Ainda há pouco contaram-me que perante a queixa de uma miúda de 14 ou 15 anos de que um avaliador de casting estava a assediá-la, a mãe não só minimizou o assunto como a esbofeteou publicamente. Só perante a repetição da cena com outras jovens, o referido «prospector de talentos» desapareceu de cena.
Se as famílias vissem as crianças e os jovens não como cumprindo um desejo frustrado deles próprios, mas sim pelos olhos dos adultos que com eles lidam acredito que a glamorização do mundo do espectáculo e da fama seria olhada com outros olhos e reduzida a sua dimensão, que é ínfima como devemos saber.
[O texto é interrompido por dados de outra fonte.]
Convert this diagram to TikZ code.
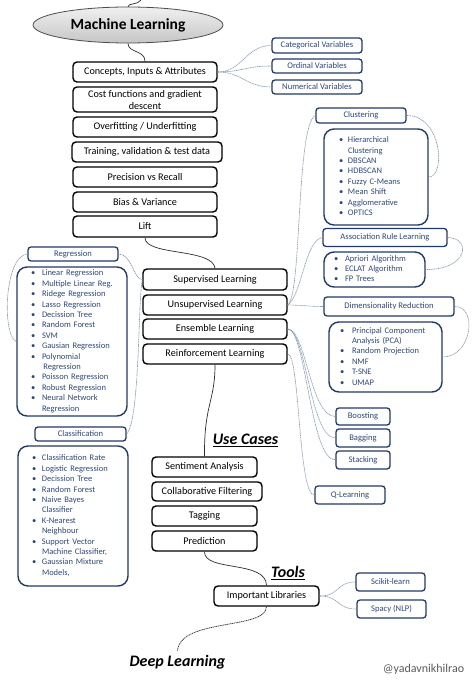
\documentclass[tikz,border=0pt]{standalone}
\usepackage{fontspec}
\setmainfont{Carlito}
\usetikzlibrary{shapes.geometric}
\definecolor{bluebord}{RGB}{34,58,102}
\definecolor{bluetext}{RGB}{48,72,120}
\definecolor{linkcol}{RGB}{130,150,178}
\definecolor{darkline}{RGB}{45,45,45}
\definecolor{handlecol}{RGB}{90,90,90}
\newcommand\litem[1]{\textbullet & #1\\}
\newcommand\lcont[1]{& #1\\}
\begin{document}
\begin{tikzpicture}[x=1pt,y=-1pt,
  mainbox/.style={draw=black, line width=1.4pt, rounded corners=4pt, fill=white, inner sep=0pt, align=center, font=\fontsize{10.2}{12}\selectfont},
  bluebox/.style={draw=bluebord, line width=1.3pt, rounded corners=3pt, fill=white, inner sep=0pt, text=bluetext, font=\fontsize{8.6}{10}\selectfont},
  listbox/.style={draw=bluebord, line width=1.4pt, rounded corners=10pt, fill=white, inner ysep=0pt, text=bluetext, align=left, font=\fontsize{8.5}{10.4}\selectfont},
  link/.style={draw=linkcol, line width=0.6pt, dash pattern=on 1.2pt off 0.6pt},
  solidlink/.style={draw=darkline, line width=0.7pt},
  darkdash/.style={draw=darkline, line width=0.7pt, dash pattern=on 1.2pt off 0.6pt},
  headtext/.style={font=\fontsize{16}{18}\selectfont\bfseries\itshape, inner xsep=0pt, inner ysep=4pt}
]
\fill[white] (0,0) rectangle (474,684);
\useasboundingbox (0,0) rectangle (474,684);

% main column
\node[ellipse, draw=gray!60!black, line width=0.8pt, top color=gray!12, bottom color=gray!45, minimum width=190pt, minimum height=36pt, inner sep=0pt, font=\fontsize{15.5}{17}\selectfont\bfseries] (ml) at (128,25) {Machine Learning};
\coordinate (mltop) at (141,0);
\node[mainbox, minimum width=144pt, minimum height=20pt] (concepts) at (145,72) {Concepts, Inputs \& Attributes};
\node[mainbox, minimum width=144pt, minimum height=25pt] (cost) at (145,99.5) {Cost functions and gradient\\descent};
\node[mainbox, minimum width=144pt, minimum height=20pt] (overfit) at (145,127) {Overfitting / Underfitting};
\node[mainbox, minimum width=150pt, minimum height=20pt] (training) at (147,152) {Training, validation \& test data};
\node[mainbox, minimum width=144pt, minimum height=20pt] (precision) at (145,177) {Precision vs Recall};
\node[mainbox, minimum width=144pt, minimum height=20pt] (bias) at (145,202) {Bias \& Variance};
\node[mainbox, minimum width=144pt, minimum height=21pt] (lift) at (145,226.5) {Lift};

\node[mainbox, minimum width=144pt, minimum height=21pt] (supervised) at (215,279.5) {Supervised Learning};
\node[mainbox, minimum width=144pt, minimum height=20pt] (unsup) at (215,305) {Unsupervised Learning};
\node[mainbox, minimum width=144pt, minimum height=20pt] (ensemble) at (215,329) {Ensemble Learning};
\node[mainbox, minimum width=144pt, minimum height=20pt] (reinf) at (215,354) {Reinforcement Learning};

\node[headtext] (usecases) at (245.5,440) {\underline{Use Cases}};
\node[mainbox, minimum width=105pt, minimum height=20pt] (sentiment) at (204.5,467) {Sentiment Analysis};
\node[mainbox, minimum width=110pt, minimum height=19pt] (collab) at (207,491.5) {Collaborative Filtering};
\node[mainbox, minimum width=105pt, minimum height=20pt] (tagging) at (204.5,516) {Tagging};
\node[mainbox, minimum width=105pt, minimum height=20pt] (prediction) at (204.5,541) {Prediction};

\node[headtext] (tools) at (288,573) {\underline{Tools}};
\node[mainbox, minimum width=105pt, minimum height=20pt] (important) at (266.5,596) {Important Libraries};
\node[headtext] (deep) at (177.5,662) {Deep Learning};
\node[font=\fontsize{12}{14}\selectfont, text=handlecol, inner sep=0pt] (handle) at (423.5,669) {@yadavnikhilrao};

% attribute boxes
\node[bluebox, minimum width=90pt, minimum height=15pt] (cat) at (317,45.5) {Categorical Variables};
\node[bluebox, minimum width=90pt, minimum height=14pt] (ord) at (317,66) {Ordinal Variables};
\node[bluebox, minimum width=90pt, minimum height=14pt] (num) at (317,87) {Numerical Variables};

% unsupervised groups
\node[bluebox, minimum width=90pt, minimum height=15pt] (clustering) at (361,115.5) {Clustering};
\node[listbox, text width=74pt, inner xsep=15pt, minimum height=96pt] (clist) at (376,177) {\begin{tabular}{@{}p{9pt}@{}l@{}}
\litem{Hierarchical}
\lcont{Clustering}
\litem{DBSCAN}
\litem{HDBSCAN}
\litem{Fuzzy C-Means}
\litem{Mean Shift}
\litem{Agglomerative}
\litem{OPTICS}
\end{tabular}};
\node[bluebox, minimum width=124pt, minimum height=18pt] (assoc) at (385,237.5) {Association Rule Learning};
\node[listbox, text width=81pt, inner xsep=10pt, minimum height=35pt] (alist) at (374.5,269.5) {\begin{tabular}{@{}p{11pt}@{}l@{}}
\litem{Apriori Algorithm}
\litem{ECLAT Algorithm}
\litem{FP Trees}
\end{tabular}};
\node[bluebox, minimum width=130pt, minimum height=19pt] (dim) at (389,306.5) {Dimensionality Reduction};
\node[listbox, text width=91pt, inner xsep=11pt, minimum height=70pt] (dlist) at (385.5,357) {\begin{tabular}{@{}p{12pt}@{}l@{}}
\litem{Principal Component}
\lcont{Analysis (PCA)}
\litem{Random Projection}
\litem{NMF}
\litem{T-SNE}
\litem{UMAP}
\end{tabular}};

% ensemble / reinforcement
\node[bluebox, minimum width=54pt, minimum height=17pt] (boosting) at (363,416.5) {Boosting};
\node[bluebox, minimum width=54pt, minimum height=18pt] (bagging) at (363,438) {Bagging};
\node[bluebox, minimum width=54pt, minimum height=18pt] (stacking) at (363,460) {Stacking};
\node[bluebox, minimum width=70pt, minimum height=18pt] (qlearn) at (350,495) {Q-Learning};

% supervised groups
\node[bluebox, minimum width=90pt, minimum height=14pt] (regression) at (73,254) {Regression};
\node[listbox, text width=82pt, inner xsep=14pt, minimum height=149pt] (reglist) at (72,341.5) {\begin{tabular}{@{}p{11pt}@{}l@{}}
\litem{Linear Regression}
\litem{Multiple Linear Reg.}
\litem{Ridege Regression}
\litem{Lasso Regression}
\litem{Decission Tree}
\litem{Random Forest}
\litem{SVM}
\litem{Gausian Regression}
\litem{Polynomial}
\lcont{\,Regression}
\litem{Poisson Regression}
\litem{Robust Regression}
\litem{Neural Network}
\lcont{Regression}
\end{tabular}};
\node[bluebox, minimum width=91pt, minimum height=14pt] (classification) at (80.5,434) {Classification};
\node[listbox, text width=82pt, inner xsep=14pt, minimum height=140pt] (clslist) at (73,516) {\begin{tabular}{@{}p{10pt}@{}l@{}}
\litem{Classification Rate}
\litem{Logistic Regression}
\litem{Decission Tree}
\litem{Random Forest}
\litem{Naive Bayes}
\lcont{Classifier}
\litem{K-Nearest}
\lcont{Neighbour}
\litem{Support Vector}
\lcont{Machine Classifier,}
\litem{Gaussian Mixture}
\lcont{Models,}
\end{tabular}};

% tools
\node[bluebox, minimum width=69pt, minimum height=18pt] (scikit) at (390.5,582) {Scikit-learn};
\node[bluebox, minimum width=69pt, minimum height=18pt] (spacy) at (391.5,609) {Spacy (NLP)};

% solid connectors
\draw[solidlink] (ml.north) .. controls (128,3) and (138,5) .. (mltop);
\draw[solidlink] (ml.south) .. controls (128,53) and (145,50) .. (concepts.north);
\draw[solidlink] (lift.south) .. controls (145,256) and (213,248) .. (supervised.north);
\draw[solidlink] (reinf.south) .. controls (215,402) and (204,404) .. (sentiment.north);
\draw[solidlink] (prediction.south) .. controls (204,572) and (266,560) .. (important.north);
\draw[darkdash] (important.south) .. controls (266,630) and (180,618) .. (deep.north);

% dashed connectors
\draw[link] (concepts.east) .. controls (242,72) and (246,45.5) .. (cat.west);
\draw[link] (concepts.east) .. controls (242,72) and (246,66) .. (ord.west);
\draw[link] (concepts.east) .. controls (242,72) and (246,87) .. (num.west);

\draw[link] (unsup.east) .. controls (302,295) and (296,125) .. (clustering.west);
\draw[link] (unsup.east) .. controls (302,295) and (305,240) .. (assoc.west);
\draw[link] (unsup.east) .. controls (300,305) and (310,306.5) .. (dim.west);
\draw[link] (clustering.east) .. controls (442,115) and (446,177) .. (clist.east);
\draw[link] (assoc.east) .. controls (472,238) and (468,270) .. (alist.east);
\draw[link] (dim.east) .. controls (478,306) and (472,357) .. (dlist.east);

\draw[link] (ensemble.east) .. controls (306,329) and (310,416.5) .. (boosting.west);
\draw[link] (ensemble.east) .. controls (306,329) and (310,438) .. (bagging.west);
\draw[link] (ensemble.east) .. controls (306,329) and (310,460) .. (stacking.west);
\draw[link] (reinf.east) .. controls (300,354) and (298,495) .. (qlearn.west);

\draw[link] (supervised.west) .. controls (133,279) and (132,254) .. (regression.east);
\draw[link] (regression.west) .. controls (4,256) and (2,336) .. (reglist.west);
\draw[link] (supervised.west) .. controls (138,300) and (140,420) .. (classification.east);

\draw[link] (important.east) .. controls (340,596) and (336,582) .. (scikit.west);
\draw[link] (important.east) .. controls (340,596) and (336,609) .. (spacy.west);
\end{tikzpicture}
\end{document}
E sobretudo transitória. Se os aspirantes a famosos soubessem o que estarão a fazer daqui a 10 anos... Sic transit gloria mundi
3 comentários:
No passado, só quem era importante aparecia na televisão...
Nos dias de hoje, quem aparece na televisão, torna-se “importante” (nem que seja pelos piores motivos!!!)
Daí a razão porque pululam os reality shows e os concursos de “caça talentos”...
Os valores estão totalmente subvertidos... resultando numa sociedade de "mediatismo" e de "imediatismo", de consumismo e de “usar e deitar fora”... seja a mais banal peça de roupa... seja uma qualquer PESSOA!!!...
(e não poderia estar mais de acordo em relação à questão do trabalho infantil!... É a velha questão de dois pesos e duas medidas!)
Quando o Vital escreve assim não resta nada a dizer excepto concordar e dar os parabéns pela lucidez da análise.